Grainger's sales last year grew by 15.4% over 2009 to $7.18 billion, more than double the growth rate of the industrial supply sector in North America. The company's net income rose 19% to a record $510.8 million, or $7.05 a share. In 2011, its sales are expected to expand by nearly 10%, compared with about a 7% increase forecast for the industry. Analysts expect profit to rise by 20% from 2010.

Even higher growth rates are anticipated for Fastenal, the industry's second largest company by sales, and MSC, the sector's third largest. Both have more exposure to cyclical manufacturing than Grainger and experienced larger sales declines during the recession.

For the first nine months of MSC's 2011 fiscal year, net income is up 50% from 2010 to $159.3 million, or $2.50 a share. Net sales have grown 21% to $1.49 billion.

"There's still a lot of earnings power left in these businesses," said Ryan Merkel, an analyst with William Blair & Co.

The recession left many small and regional supply shops hurting for the capital to maintain or increase the items they keep in stock. MSC, which specializes in supplies for metalworking, seized on this weakness by increasing its sales force, expanding its product lines and investing in its online sales capacity.

"These investments have enhanced our ability to provide customers with solutions and services that our smaller, less capitalized competitors can't offer," said MSC Chairman and Chief Executive David Sandler during a conference call Friday. "The fragmented nature of our industry … gives us tremendous runway for continued growth."

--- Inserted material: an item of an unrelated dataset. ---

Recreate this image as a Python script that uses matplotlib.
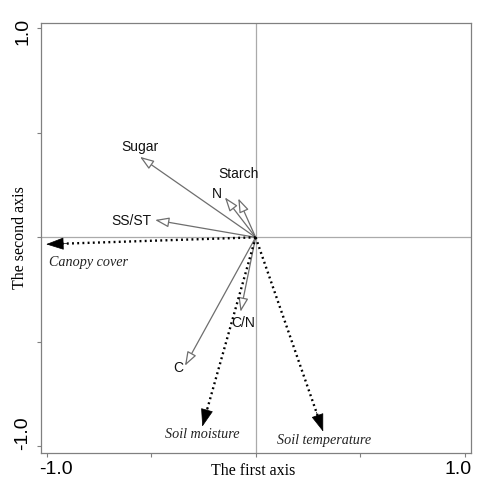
import matplotlib
matplotlib.use("Agg")
import matplotlib.pyplot as plt
import matplotlib.transforms as mtransforms

# Response variables (solid gray arrows, open heads)
resp_names = ["Sugar", "Starch", "N", "SS/ST", "C/N", "C"]
resp_x = [-0.553, -0.083, -0.147, -0.481, -0.072, -0.338]
resp_y = [0.385, 0.186, 0.191, 0.083, -0.356, -0.614]
resp_lab_x = [-0.553, -0.083, -0.186, -0.593, -0.059, -0.372]
resp_lab_y = [0.433, 0.303, 0.207, 0.079, -0.410, -0.623]

# Explanatory variables (dotted black arrows, filled heads)
env_names = ["Canopy cover", "Soil moisture", "Soil temperature"]
env_x = [-1.002, -0.255, 0.323]
env_y = [-0.033, -0.905, -0.929]
env_lab_x = [-0.800, -0.253, 0.326]
env_lab_y = [-0.120, -0.945, -0.972]

tick_vals = [-1.0, -0.5, 0.0, 0.5, 1.0]
tick_labels = ["-1.0", "", "", "", "1.0"]

fig = plt.figure(figsize=(4.89, 4.88), dpi=100)
ax = fig.add_axes([0.0832, 0.0723, 0.880, 0.881])
ax.set_xlim(-1.028, 1.030)
ax.set_ylim(-1.030, 1.026)

for s in ax.spines.values():
    s.set_color("#808080")
    s.set_linewidth(0.9)

ax.axhline(0, color="#aaaaaa", lw=0.9, zorder=1)
ax.axvline(0, color="#aaaaaa", lw=0.9, zorder=1)

ax.set_xticks(tick_vals)
ax.set_xticklabels(tick_labels, fontsize=14, family="Liberation Sans")
ax.set_yticks(tick_vals)
ax.set_yticklabels(tick_labels, fontsize=14, family="Liberation Sans",
                   rotation=90, va="center")
ax.tick_params(direction="out", length=3, width=0.8, color="#808080", pad=3)

# shift tick labels inward like the reference
xl = ax.get_xticklabels()
xl[0].set_transform(xl[0].get_transform() + mtransforms.ScaledTranslation(9/100, 0, fig.dpi_scale_trans))
xl[-1].set_transform(xl[-1].get_transform() + mtransforms.ScaledTranslation(-7/100, 0, fig.dpi_scale_trans))
yl = ax.get_yticklabels()
yl[0].set_transform(yl[0].get_transform() + mtransforms.ScaledTranslation(-1/100, 13/100, fig.dpi_scale_trans))
yl[-1].set_transform(yl[-1].get_transform() + mtransforms.ScaledTranslation(-1/100, -3/100, fig.dpi_scale_trans))

# axis titles
fig.text(253/489, 1 - 471/488, "The first axis", ha="center", va="center",
         fontsize=11.5, family="Liberation Serif")
fig.text(20/489, 1 - 238/488, "The second axis", ha="center", va="center",
         fontsize=11.5, family="Liberation Serif", rotation=90)

# solid arrows
for name, x, y, lx, ly in zip(resp_names, resp_x, resp_y, resp_lab_x, resp_lab_y):
    ax.annotate("", xy=(x, y), xytext=(0, 0),
                arrowprops=dict(arrowstyle="-|>,head_length=0.85,head_width=0.3",
                                color="#6e6e6e", fc="white", lw=0.9,
                                shrinkA=0, shrinkB=0, mutation_scale=10),
                zorder=3)
    ax.text(lx, ly, name, ha="center", va="center", fontsize=10,
            family="Liberation Sans", color="#111111", zorder=4)

# dotted arrows
for name, x, y, lx, ly in zip(env_names, env_x, env_y, env_lab_x, env_lab_y):
    ax.plot([0, x * 0.95], [0, y * 0.95], color="black", lw=1.7,
            linestyle=(0, (0.8, 1.4)), zorder=3)
    ax.annotate("", xy=(x, y), xytext=(x * 0.9, y * 0.9),
                arrowprops=dict(arrowstyle="-|>,head_length=1.15,head_width=0.4",
                                color="black", lw=0.5,
                                shrinkA=0, shrinkB=0, mutation_scale=10),
                zorder=4)
    ax.text(lx, ly, name, ha="center", va="center", fontsize=10.2,
            family="Liberation Serif", style="italic", color="#222222", zorder=4)

fig.savefig("out.png", dpi=100)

Grainger also has been adding product lines, increasing the items it stocks to more than 350,000 from 82,000 five years ago. The Illinois-based company also completed the realignment of its 600 branch stores in 2008, adding more than 1 million square feet of floor space. Grainger has improved its online order capabilities and systems for tracking and processing orders.

Grainger estimates companies buy as much as $12 billion a year worth of maintenance and repair supplies--everything from light bulbs to sponges--that never get used. The items languish indefinitely in tool cribs, stock rooms and janitors' closets. While Grainger and other suppliers benefit from that inefficient purchasing, Ryan maintains there's an even bigger opportunity in managing customers' inventories of supplies.

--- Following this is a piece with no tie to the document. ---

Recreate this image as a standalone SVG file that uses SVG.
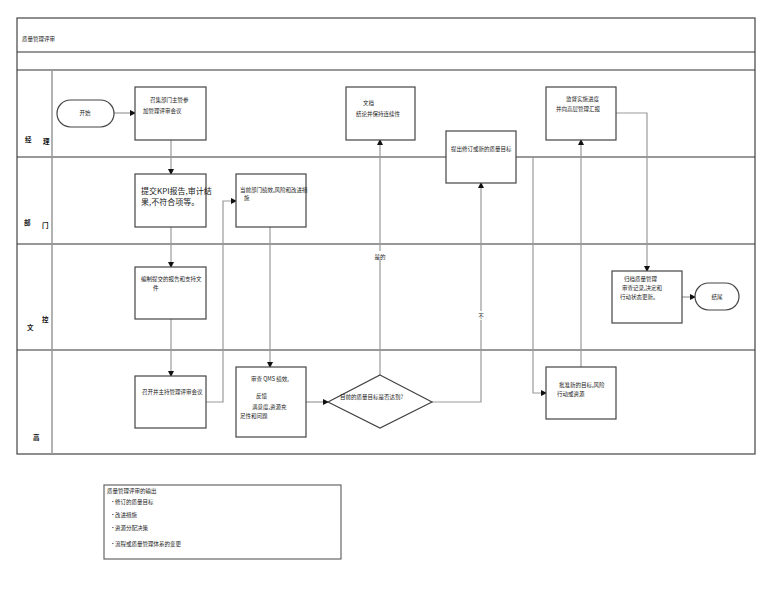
<svg xmlns="http://www.w3.org/2000/svg" width="768" height="594" viewBox="0 0 768 594">
<style>
text{font-family:"Noto Sans CJK SC","Liberation Sans",sans-serif;fill:#222;}
.t{font-size:5.5px;}
.big{font-size:8px;}
.lab{font-size:6.5px;font-weight:bold;fill:#111;}
.box{fill:#fff;stroke:#444;stroke-width:1.2;}
.frame{fill:none;stroke:#444;stroke-width:1.2;}
.lane{stroke:#333;stroke-width:1;}
.col{stroke:#999;stroke-width:1.5;}
.c{fill:none;stroke:#999;stroke-width:1.2;}
</style>
<defs>
<marker id="a" markerWidth="6" markerHeight="6" refX="5" refY="3" orient="auto" markerUnits="userSpaceOnUse">
<path d="M0,0 L6,3 L0,6 z" fill="#111"/>
</marker>
</defs>
<rect width="768" height="594" fill="#fff"/>
<g id="frame">
<rect class="frame" x="17" y="18" width="738" height="436"/>
<line class="lane" x1="17" y1="52" x2="755" y2="52"/>
<line class="lane" x1="17" y1="70" x2="755" y2="70"/>
<line class="lane" x1="17" y1="157" x2="755" y2="157"/>
<line class="lane" x1="17" y1="244" x2="755" y2="244"/>
<line class="lane" x1="17" y1="350" x2="755" y2="350"/>
<line class="col" x1="52" y1="70" x2="52" y2="454"/>
<text class="t" x="22" y="41">质量管理评审</text>
<text class="lab" x="25" y="142">经</text>
<text class="lab" x="43" y="144">理</text>
<text class="lab" x="24" y="225">部</text>
<text class="lab" x="42" y="228">门</text>
<text class="lab" x="27" y="330">文</text>
<text class="lab" x="42" y="322">控</text>
<text class="lab" x="33" y="440">高</text>
</g>
<g id="connectors">
<line class="c" x1="114" y1="113" x2="135" y2="113" marker-end="url(#a)"/>
<line class="c" x1="171" y1="140" x2="171" y2="174" marker-end="url(#a)"/>
<line class="c" x1="171" y1="227" x2="171" y2="267" marker-end="url(#a)"/>
<line class="c" x1="171" y1="319" x2="171" y2="376" marker-end="url(#a)"/>
<polyline class="c" points="206,402 223,402 223,201 236,201" marker-end="url(#a)"/>
<line class="c" x1="270" y1="227" x2="270" y2="367" marker-end="url(#a)"/>
<line class="c" x1="306" y1="402" x2="328" y2="402" marker-end="url(#a)"/>
<line class="c" x1="380" y1="375" x2="380" y2="140" marker-end="url(#a)"/>
<polyline class="c" points="432,402 481,402 481,183" marker-end="url(#a)"/>
<polyline class="c" points="516,157 533,157 533,393 546,393" marker-end="url(#a)"/>
<line class="c" x1="581" y1="367" x2="581" y2="140" marker-end="url(#a)"/>
<polyline class="c" points="616,113 647,113 647,271" marker-end="url(#a)"/>
<line class="c" x1="682" y1="297" x2="695" y2="297" marker-end="url(#a)"/>
<rect x="373" y="251" width="14" height="9" fill="#fff"/>
<text class="t" x="380" y="259" text-anchor="middle">是的</text>
<rect x="476" y="311" width="10" height="9" fill="#fff"/>
<text class="t" x="481" y="318" text-anchor="middle">不</text>
</g>
<g id="start">
<rect class="box" x="57" y="100" width="57" height="27" rx="13.5"/>
<text class="t" x="85" y="115" text-anchor="middle">开始</text>
</g>
<g id="n1">
<rect class="box" x="135" y="87" width="71" height="53"/>
<text class="t" x="150" y="102">召集部门主管参</text>
<text class="t" x="143" y="113">加管理评审会议</text>
</g>
<g id="n2">
<rect class="box" x="135" y="174" width="71" height="53"/>
<text class="big" x="141" y="194">提交KPI报告,审计结</text>
<text class="big" x="141" y="205">果,不符合项等。</text>
</g>
<g id="n3">
<rect class="box" x="135" y="267" width="71" height="52"/>
<text class="t" x="141" y="281">编制提交的报告和支持文</text>
<text class="t" x="153" y="290">件</text>
</g>
<g id="n4">
<rect class="box" x="135" y="376" width="71" height="52"/>
<text class="t" x="142" y="394">召开并主持管理评审会议</text>
</g>
<g id="n5">
<rect class="box" x="236" y="174" width="70" height="53"/>
<text class="t" x="240" y="192">当前部门绩效,风险和改进措</text>
<text class="t" x="244" y="200">施</text>
</g>
<g id="n6">
<rect class="box" x="236" y="367" width="70" height="70"/>
<text class="t" x="251" y="381">审查 QMS 绩效,</text>
<text class="t" x="256" y="398">反馈</text>
<text class="t" x="252" y="409">满意度,资源充</text>
<text class="t" x="240" y="418">足性和问题</text>
</g>
<g id="d1">
<polygon class="box" points="380,375 432,402 380,428 328,402"/>
<text class="t" x="340" y="399">目前的质量目标是否达到?</text>
</g>
<g id="n7">
<rect class="box" x="346" y="87" width="69" height="53"/>
<text class="t" x="363" y="105">文档</text>
<text class="t" x="356" y="116">结论并保持连续性</text>
</g>
<g id="n8">
<rect class="box" x="446" y="131" width="70" height="52"/>
<text class="t" x="451" y="151">提出修订或新的质量目标</text>
</g>
<g id="n9">
<rect class="box" x="546" y="367" width="70" height="52"/>
<text class="t" x="559" y="387">批准新的目标,风险</text>
<text class="t" x="557" y="396">行动或资源</text>
</g>
<g id="n10">
<rect class="box" x="546" y="87" width="70" height="53"/>
<text class="t" x="566" y="101">监督实施进度</text>
<text class="t" x="556" y="111">并向高层管理汇报</text>
</g>
<g id="n11">
<rect class="box" x="612" y="271" width="70" height="52"/>
<text class="t" x="624" y="281">归档质量管理</text>
<text class="t" x="622" y="290">审查记录,决定和</text>
<text class="t" x="620" y="299">行动状态更新。</text>
</g>
<g id="end">
<rect class="box" x="695" y="283" width="44" height="27" rx="13.5"/>
<text class="t" x="717" y="299" text-anchor="middle">结尾</text>
</g>
<g id="legend">
<rect x="104" y="485" width="237" height="74" fill="#fff" stroke="#666" stroke-width="1.2"/>
<text class="t" x="107" y="492.5">质量管理评审的输出</text>
<text class="t" x="110" y="504" fill="#999">·</text><text class="t" x="115" y="504">修订的质量目标</text>
<text class="t" x="110" y="517" fill="#999">·</text><text class="t" x="115" y="517">改进措施</text>
<text class="t" x="110" y="530" fill="#999">·</text><text class="t" x="115" y="530">资源分配决策</text>
<text class="t" x="110" y="546" fill="#999">·</text><text class="t" x="115" y="546">流程或质量管理体系的变更</text>
</g>
</svg>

"We can help them get their costs down and they are much more receptive to that," said Ryan, who joined Grainger in 1980 and has been CEO since 2008. "We still have to be competitive on the price [for the items] on the invoice, but more and more customers are looking at their total procurement costs."

David Ronda, operations manager for Micropump Inc., reduced the number of local companies in the Portland, Ore., area he ordered supplies from about two years ago and gave Grainger responsibility for five categories of maintenance, repair and operations supplies, or MRO.

Grainger provides the 100,000-square-foot plant with janitorial supplies; sand paper; gloves and ear plugs; and the components Ronda's employees use to make test benches for the pumps Micropump manufactures. Ronda said the move improved the efficiency of his purchasing and contributed to the nonlabor and noncapital operating costs for the plant falling to $300,000 last year from $1.1 million in 2006. Moreover, Ronda's 12-member staff no longer spends time on filing requisitions because Grainger now manages supply volumes inside the plant.

"To keep them doing what they do best, I can't have them ordering parts," Ronda said. "We're not making MRO. It's an overhead cost."

The test of how much Grainger and other large suppliers have permanently transformed themselves will likely occur when industrial growth starts to slow. Maintenance and operations suppliers are susceptible to the same cyclical downturns as their customers. Idle plants and smaller work forces need fewer supplies. Ryan believes Grainger's ability to manage its customers' supply inventories will make the company more essential to customers during a slump than a company that just distributes mops and buckets.

"Grainger has built a business for exactly what's going on in this industry now," Ryan said.